Our life as a family is held in an intricate web of festivals - moments created especially for expressing our gratitude in life.
When I married I learnt about the Jewish festivals, and when my children were born I found ways of weaving the same delicate magic of earth, water, wind and fire, of honour for the life beings of flowers and stone into the moments offered by this new structure. We also celebrate certain of Granny's festivals at her house, and in this meshing of festival forms my children have, without instruction, developed a sense of the vital essence which seems to run through every type of festival when it is nurtured.
But oh the nurturing! The creation and holding of the festival space may be one of the best things I do as a mummy, but it is also one of the hardest. There is always a point at which I resent the festival, and really wholeheartedly almost wish I didn't have to do it - and here is the rub, the having to is of my own creation and the why and wherefore is an etherial wisp that escapes logic's microscope. When my children were little I once read a chapter entitled 'a tired mother's impressions of martinmas' by Bons Voors in a book called Lifeways. That chapter brought such a sense of relief, of 'phewww it is like this for other mothers'... this feeling of the weight of effort of making beautiful, of extra fuss, of special foods, of coming up with gifts, and somehow of still having the capacity to find the mysterious tone of each festival, of finding it and holding it, of cradling the space in it.
This week in our house was all about Rosh Hashanah, but it was also about mummy recovering as I had been ill over the weekend and I was still fragile. It is so often the case that there is something extra to get over in the preperation of a festival and perhaps it is just that life's struggles are brought to notice by the fact that festivals can't wait till a more convenient time. So all those last minute helps for the girl's unfinished presents got squashed into those hours when I was strong enough and into some where I just lay next to them and tried to encourage but sometimes unfortunately also sighed and grumped. On monday afternoon my bed was like a little boat carrying me and my too girls and my laptop (for the last minute late shopping for very important snazzy converse for my eldest) and thankfully lots of giggles with our sorting out.

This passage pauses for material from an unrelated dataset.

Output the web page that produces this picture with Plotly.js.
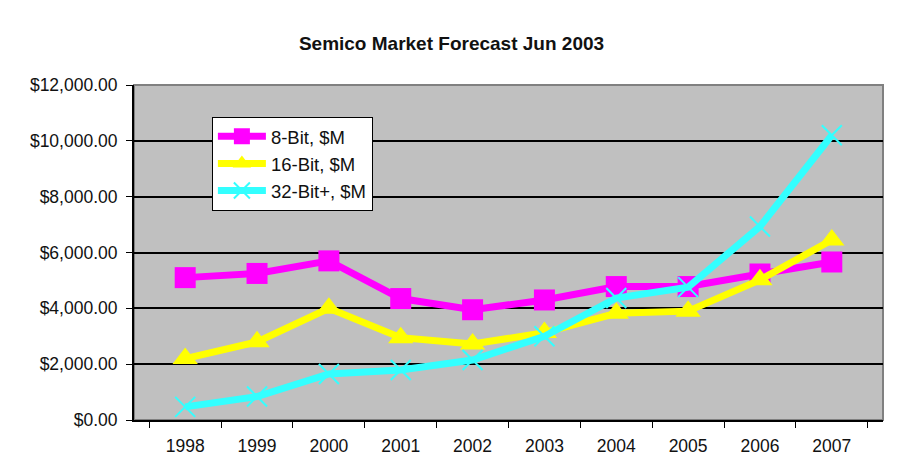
<!DOCTYPE html>
<html><head><meta charset="utf-8">
<script src="https://cdn.plot.ly/plotly-3.0.1.min.js"></script>
<style>html,body{margin:0;padding:0;background:#fff;}</style>
</head><body><div id="chart" style="width:903px;height:467px;"></div>
<script>
const years = ["1998","1999","2000","2001","2002","2003","2004","2005","2006","2007"];
const bit8 = [5100, 5250, 5700, 4350, 3950, 4300, 4780, 4780, 5230, 5660];
const bit16 = [2200, 2800, 4000, 2950, 2720, 3130, 3820, 3900, 5020, 6450];
const bit32 = [470, 840, 1650, 1790, 2150, 3000, 4370, 4760, 6930, 10200];
const names = ["8-Bit, $M", "16-Bit, $M", "32-Bit+, $M"];

const traces = [
  {x: years, y: bit8, name: names[0], type: 'scatter', mode: 'lines+markers',
   line: {color: '#FF00FF', width: 7},
   marker: {symbol: 'square', size: 21, color: '#FF00FF'}},
  {x: years, y: bit16, name: names[1], type: 'scatter', mode: 'lines+markers',
   line: {color: '#FFFF00', width: 7},
   marker: {symbol: 'triangle-up', size: 22, color: '#FFFF00'}},
  {x: years, y: bit32, name: names[2], type: 'scatter', mode: 'lines+markers',
   line: {color: '#33FFFF', width: 7},
   marker: {symbol: 'x-thin', size: 20, color: '#33FFFF', line: {color: '#33FFFF', width: 2}}}
];

const layout = {
  width: 903, height: 467,
  margin: {l: 134, r: 20, t: 85, b: 47},
  paper_bgcolor: '#ffffff', plot_bgcolor: '#C0C0C0',
  font: {family: 'Arial, "Liberation Sans", sans-serif', color: '#111', size: 17},
  title: {text: '<b>Semico Market Forecast Jun 2003</b>', x: 0.5, xanchor: 'center',
          y: 0.907, yanchor: 'middle', font: {size: 19, color: '#111'}},
  xaxis: {type: 'category', tickson: 'boundaries', ticks: 'outside', ticklen: 6,
          tickcolor: '#000', showline: true, linecolor: '#000', linewidth: 2,
          showgrid: false, tickfont: {size: 17.5}, fixedrange: true, ticklabelstandoff: 9},
  yaxis: {range: [0, 12000], dtick: 2000, tickformat: '$,.2f', ticks: 'outside',
          ticklen: 6, tickcolor: '#000', showline: true, linecolor: '#000', linewidth: 2,
          showgrid: true, gridcolor: '#000', gridwidth: 2, zeroline: false,
          tickfont: {size: 17.5}, fixedrange: true, ticklabelstandoff: 5},
  shapes: [{type: 'rect', xref: 'paper', yref: 'paper', x0: 0, x1: 1, y0: 0, y1: 1,
            line: {color: '#808080', width: 2}, layer: 'below'}],
  legend: {x: 0.104, y: 0.905, xanchor: 'left', yanchor: 'top', bgcolor: '#ffffff',
           bordercolor: '#000', borderwidth: 1, font: {size: 18.5}, tracegroupgap: 0,
           itemwidth: 48},
  showlegend: true
};
Plotly.newPlot('chart', traces, layout, {displayModeBar: false, staticPlot: true});
</script></body></html>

On Tuesday morning, still a little shaky on my legs I made one corner of our living room special, I cut fresh garden flowers, a wild muddle of lavender, roses, fennel seed and yellow dandelionish weeds and as i wiped the windowsill i spied the pattern of a little being left by collected sticky hollyhock petals. When the girls came they each exclaimed at the beginnings I'd made and the windowsill fairy who had come to join us, and now inspired set to helping and creating our festival space and atmosphere.

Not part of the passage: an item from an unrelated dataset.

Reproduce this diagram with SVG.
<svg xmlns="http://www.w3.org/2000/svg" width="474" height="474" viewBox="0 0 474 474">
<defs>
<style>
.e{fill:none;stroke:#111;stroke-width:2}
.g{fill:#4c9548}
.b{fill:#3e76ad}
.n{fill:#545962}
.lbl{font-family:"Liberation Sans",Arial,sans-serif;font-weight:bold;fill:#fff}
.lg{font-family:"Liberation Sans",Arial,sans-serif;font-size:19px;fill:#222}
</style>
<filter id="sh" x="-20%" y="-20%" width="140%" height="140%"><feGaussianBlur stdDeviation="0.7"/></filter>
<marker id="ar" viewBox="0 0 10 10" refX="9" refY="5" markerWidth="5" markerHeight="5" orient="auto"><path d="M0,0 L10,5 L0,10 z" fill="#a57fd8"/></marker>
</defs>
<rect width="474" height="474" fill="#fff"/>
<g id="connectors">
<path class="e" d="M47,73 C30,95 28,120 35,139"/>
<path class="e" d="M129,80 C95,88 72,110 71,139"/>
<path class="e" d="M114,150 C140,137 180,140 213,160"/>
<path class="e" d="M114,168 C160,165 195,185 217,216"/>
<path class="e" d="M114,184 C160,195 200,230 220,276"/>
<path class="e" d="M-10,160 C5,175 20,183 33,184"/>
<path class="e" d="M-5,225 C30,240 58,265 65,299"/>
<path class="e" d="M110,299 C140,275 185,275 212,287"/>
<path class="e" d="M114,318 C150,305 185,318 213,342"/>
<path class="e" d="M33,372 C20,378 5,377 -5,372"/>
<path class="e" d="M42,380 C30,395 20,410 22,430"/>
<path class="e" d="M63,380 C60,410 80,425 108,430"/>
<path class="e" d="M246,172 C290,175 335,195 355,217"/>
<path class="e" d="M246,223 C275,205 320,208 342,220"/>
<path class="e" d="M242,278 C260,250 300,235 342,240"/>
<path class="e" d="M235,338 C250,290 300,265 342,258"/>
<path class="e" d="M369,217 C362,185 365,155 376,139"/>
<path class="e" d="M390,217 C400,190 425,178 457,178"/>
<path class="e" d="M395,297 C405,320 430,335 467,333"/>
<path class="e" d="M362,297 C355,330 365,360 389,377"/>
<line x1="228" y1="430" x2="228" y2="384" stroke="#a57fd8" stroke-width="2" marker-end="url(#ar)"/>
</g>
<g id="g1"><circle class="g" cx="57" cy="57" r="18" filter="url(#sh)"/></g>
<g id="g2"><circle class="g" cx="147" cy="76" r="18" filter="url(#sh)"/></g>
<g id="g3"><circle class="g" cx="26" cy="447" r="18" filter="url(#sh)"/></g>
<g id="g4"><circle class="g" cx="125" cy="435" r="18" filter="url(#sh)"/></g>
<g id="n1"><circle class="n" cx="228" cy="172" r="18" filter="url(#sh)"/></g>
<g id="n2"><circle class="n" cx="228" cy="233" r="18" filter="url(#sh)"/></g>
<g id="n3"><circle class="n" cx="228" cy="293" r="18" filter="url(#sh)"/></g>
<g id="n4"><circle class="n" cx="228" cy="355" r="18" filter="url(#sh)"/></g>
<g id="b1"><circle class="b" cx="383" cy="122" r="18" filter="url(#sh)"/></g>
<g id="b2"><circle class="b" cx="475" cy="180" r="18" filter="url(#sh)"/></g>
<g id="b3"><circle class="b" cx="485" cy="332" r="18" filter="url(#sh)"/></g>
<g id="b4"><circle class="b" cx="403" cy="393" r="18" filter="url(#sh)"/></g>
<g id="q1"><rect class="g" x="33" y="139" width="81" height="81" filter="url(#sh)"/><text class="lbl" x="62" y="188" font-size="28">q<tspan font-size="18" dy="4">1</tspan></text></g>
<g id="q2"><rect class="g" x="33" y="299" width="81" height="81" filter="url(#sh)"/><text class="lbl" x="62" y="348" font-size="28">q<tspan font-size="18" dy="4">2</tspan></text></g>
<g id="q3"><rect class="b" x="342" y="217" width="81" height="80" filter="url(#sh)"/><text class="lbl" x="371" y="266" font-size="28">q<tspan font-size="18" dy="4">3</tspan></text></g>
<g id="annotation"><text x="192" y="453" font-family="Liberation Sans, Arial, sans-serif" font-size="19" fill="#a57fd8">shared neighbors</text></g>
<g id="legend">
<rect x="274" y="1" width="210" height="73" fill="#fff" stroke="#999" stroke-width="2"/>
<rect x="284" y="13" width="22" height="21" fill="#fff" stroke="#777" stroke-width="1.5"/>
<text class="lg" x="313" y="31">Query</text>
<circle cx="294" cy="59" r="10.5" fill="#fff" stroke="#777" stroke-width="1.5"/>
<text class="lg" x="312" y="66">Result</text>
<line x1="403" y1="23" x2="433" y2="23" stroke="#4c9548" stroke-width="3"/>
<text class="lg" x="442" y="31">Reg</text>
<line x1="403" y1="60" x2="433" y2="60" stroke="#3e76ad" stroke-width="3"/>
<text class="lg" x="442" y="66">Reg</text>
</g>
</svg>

The most beautiful part of our Rosh Hashana was for me the extraordinary absolute excitment that aged 10 and 14 my daughters have in giving and recieving their handmade, carefully thought up gifts.
My gift from my youngest is a autumn bag with the word love embroidered across it, a leave card written with gold and young cobnuts inside. To me this small bag is a testament to the breathing flow between all that grows and changes outside in nature and all that grows and changes inside us.
My gift from my eldest is a little square of paper, a present voucher, for the cd that she hasn't quite made me yet. In her knowledge that this is ok, in the freedom of her trust that this little bit of paper promise will be enough, there is wrapped for me an extraordinary gift - a gift that envelopes her knowing that I recognise all the creative energy that she put into her present for daddy and her sister, a gift that reflects all the creation of festivals that I have done for and then with her in her life, a gift that says because we have nurtured that etherial wisp of festival essence and are richly bathed in it, wherever we get to in the materialisation of the festival will always be enough.